The Role of piracy in quantum proofs
Anne Broadbent, Alex B. Grilo, Supartha Podder, Jamie Sikora

TL;DR
This paper introduces the concept of anti-piracy proof systems in quantum information, demonstrating their potential for preventing piracy attacks and exploring their implications for quantum complexity classes.
Contribution
It defines anti-piracy proof systems, provides examples for oracle problems and NP, and analyzes cloneable quantum proof systems in relation to QMA and QCMA.
Findings
Demonstrated anti-piracy proof system for an oracle problem
Proposed candidate anti-piracy proof system for NP
Analyzed cloneable quantum proof systems and their complexity implications
Abstract
A well-known feature of quantum information is that it cannot, in general, be cloned. Recently, a number of quantum-enabled information-processing tasks have demonstrated various forms of uncloneability; among these forms, piracy is an adversarial model that gives maximal power to the adversary, in controlling both a cloning-type attack, as well as the evaluation/verification stage.

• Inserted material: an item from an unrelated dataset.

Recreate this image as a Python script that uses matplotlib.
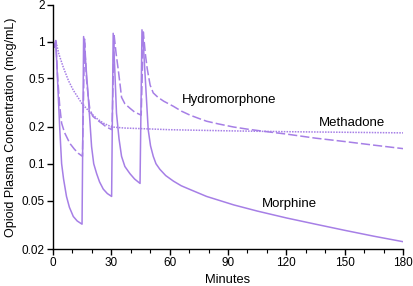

Here, we initiate the study of anti-piracy proof systems, which are proof systems that inherently prevent piracy attacks. We define anti-piracy proof systems, demonstrate such a proof system for an oracle problem, and also describe a candidate anti-piracy proof system for NP. We also study quantum proof systems that are cloneable and settle the famous QMA vs. QMA(2) debate in this setting. Lastly, we discuss how one can approach the QMA vs. QCMA question, by studying its cloneable variants.